For the 16 years since I started until I left school, I was never a school lover. Even I myself cannot count how many rude words I have said or written about teachers. “Cúc the bitch”, “An the monster”, “Piggy Nga”, they are just a few among scores of curses I put on my teachers since my 1st grade. Some were said behind their back, some were written right on paper so that they could easily find it. Ironically enough, my parents were teachers.
When I was small, it was a bit hard for me to explain the hatred for teachers. Perhaps the hatred originated from scare. I was scared of teachers from the moment I entered school onwards. I tried not to be punished by them. However, during school life, one can hardly avoid being punished once or twice, and I was not alone in being punished. But the matter was that I took it so seriously. Imagine you, as a child of 8 or 9, was hit in the face by a chalk that your teacher threw at you. She also threw you an angry look, saying, “watch your attitudes!” because you were busy joking with friends then, and they were smiling happily. How ashamed I was, feeling I was turned into a fool in friends' eyes. So I began to feel resentment towards the teacher. Things went worse quickly when she found my swear against her written very carefully on the back cover of my notebook, saying, "Cúc the bitch, you will have to eat… (some dirty things, much dirtier than shit)". I was only in the 3rd grade then.
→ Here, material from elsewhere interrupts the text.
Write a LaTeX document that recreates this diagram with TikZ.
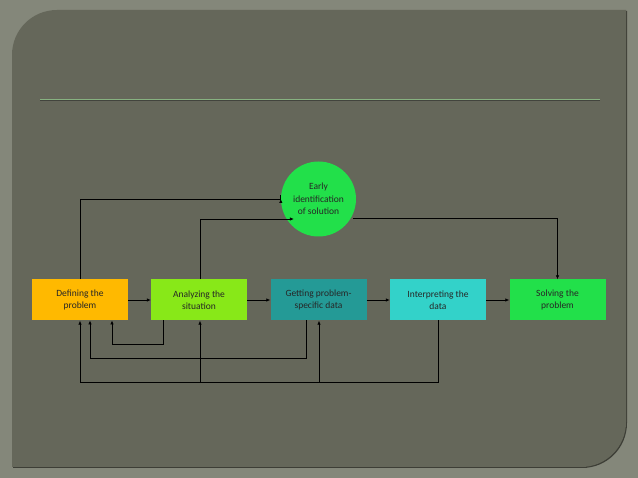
\documentclass[tikz,border=0pt]{standalone}
\usepackage{fontspec}
\setmainfont{Carlito}
\usetikzlibrary{arrows.meta}
\definecolor{outer}{HTML}{84877A}
\definecolor{panel}{HTML}{65675A}
\definecolor{c1}{HTML}{FFB900}
\definecolor{c2}{HTML}{88E818}
\definecolor{c3}{HTML}{249A96}
\definecolor{c4}{HTML}{33D2C9}
\definecolor{c5}{HTML}{22E04A}
\begin{document}
\begin{tikzpicture}[x=1pt,y=-1pt,
  box/.style={minimum width=96pt,minimum height=41pt,inner sep=1pt,align=center,font=\fontsize{9.5}{11.5}\selectfont,text=black!85},
  conn/.style={draw=black,line width=0.7pt,-{Latex[length=4pt,width=3.5pt]}}]
\useasboundingbox (0,0) rectangle (638,478);
\fill[outer] (0,0) rectangle (638,478);
\fill[black!40!panel] (13,56) .. controls (13,31) and (33,11) .. (58,11) -- (627,11) -- (627,423) .. controls (627,448) and (607,468) .. (582,468) -- (13,468) -- cycle;
\fill[panel] (12,55) .. controls (12,30) and (32,10) .. (57,10) -- (626,10) -- (626,422) .. controls (626,447) and (606,467) .. (581,467) -- (12,467) -- cycle;
\draw[draw=black!50!outer] (40,100.5) -- (600,100.5);
\draw[draw=green!20!outer!80!white] (40,99.5) -- (600,99.5);
\node[box,fill=c1] (b1) at (80,300) {Defining the\\problem};
\node[box,fill=c2] (b2) at (199,300) {Analyzing the\\situation};
\node[box,fill=c3] (b3) at (318.5,300) {Getting problem-\\specific data};
\node[box,fill=c4] (b4) at (438,300) {Interpreting the\\data};
\node[box,fill=c5] (b5) at (557.5,300) {Solving the\\problem};
\node[circle,fill=c5,minimum size=75pt,inner sep=0pt,align=center,font=\fontsize{9.5}{12.5}\selectfont,text=black!85] (e) at (318.5,199) {Early\\identification\\of solution};
\draw[conn] (b1) -- (b2);
\draw[conn] (b2) -- (b3);
\draw[conn] (b3) -- (b4);
\draw[conn] (b4) -- (b5);
\draw[conn] (b1.north) |- (e.west|-0,199) -- (e.west);
\coordinate (t2) at (200,219);
\draw[conn] (b2.north -| t2) |- (e.south west|-t2) ++(0,0) -- ++(2,0);
\draw[conn] (e.east|-0,218) ++(-3,0) -| (b5.north);
\draw[conn] (163,320.5) |- (112,344) -- (112,320.5);
\draw[conn] (306,320.5) |- (90,358) -- (90,320.5);
\draw[conn] (438,320.5) |- (80,382) -- (b1.south);
\draw[conn] (200,382) -- (b2.south-|200,0);
\draw[conn] (319,382) -- (b3.south-|319,0);
\end{tikzpicture}
\end{document}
When I grew olders, things changed in a more negative way, in the sense that I hated teachers more with better reasons why I did. Cowards, that’s what I think of them. During 16 years at school, I never had the pleasure to receive any good thing from them, just rubbish things that can turn any feeble minds into obscure ones.
I remember how my maths teacher hated a boy in the class because he was a busy with his part-time job as a model rathan than with his homework. The teacher would always shout at the poor boy’s face, “Get out! Get out of class! Sure you fool will be good at nothing. Just be servant! Just be slave! Get out!” Teacher, why can’t you accept someone that gets out of the orbit you try to impose on them? Why can’t you accept someone different? What if he prefers being a model than being a good student of yours? What if he has other strong points than mathematics?
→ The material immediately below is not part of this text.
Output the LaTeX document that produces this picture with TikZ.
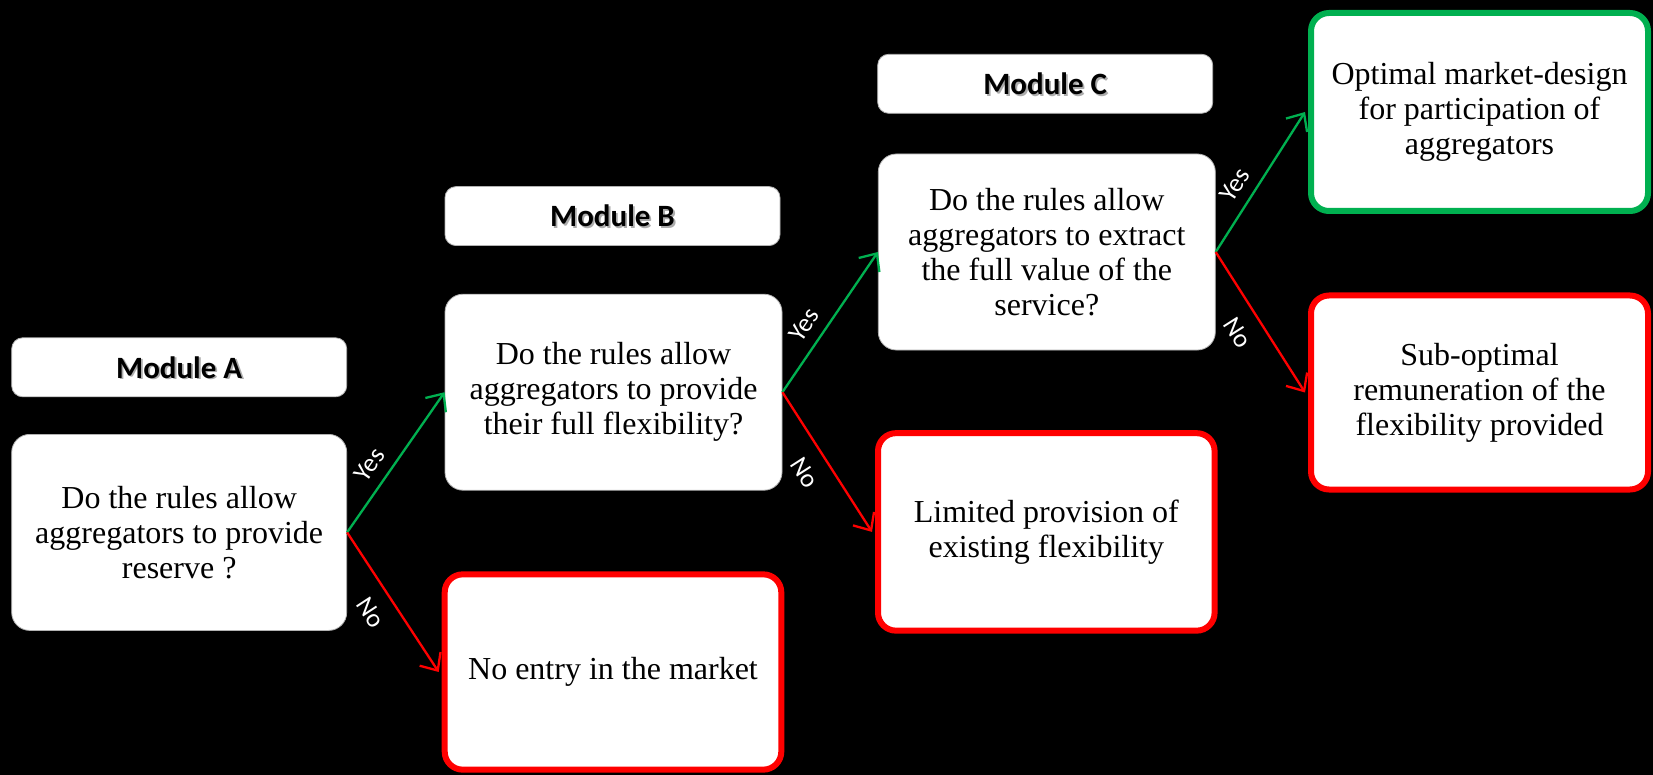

I disagreed with that man-teacher. But at least he was true enough to himself to express his antipathy. More contemptible was my former teacher at high school. I couldn’t help feeling sick hearing her preach, “You girls, be nice. Do not talk much. Do not sitting by the window, looking down at people passing by. Boys can do so, because they are would-be men. But you girls can’t.” I looked at her face, wondering if there was any grain of truth in her voice and attitudes. Nothing mattered if the words came from her heart. But it mattered because all that she said was a sham. Is there any woman who really thinks she can’t sit by the window because she is a woman?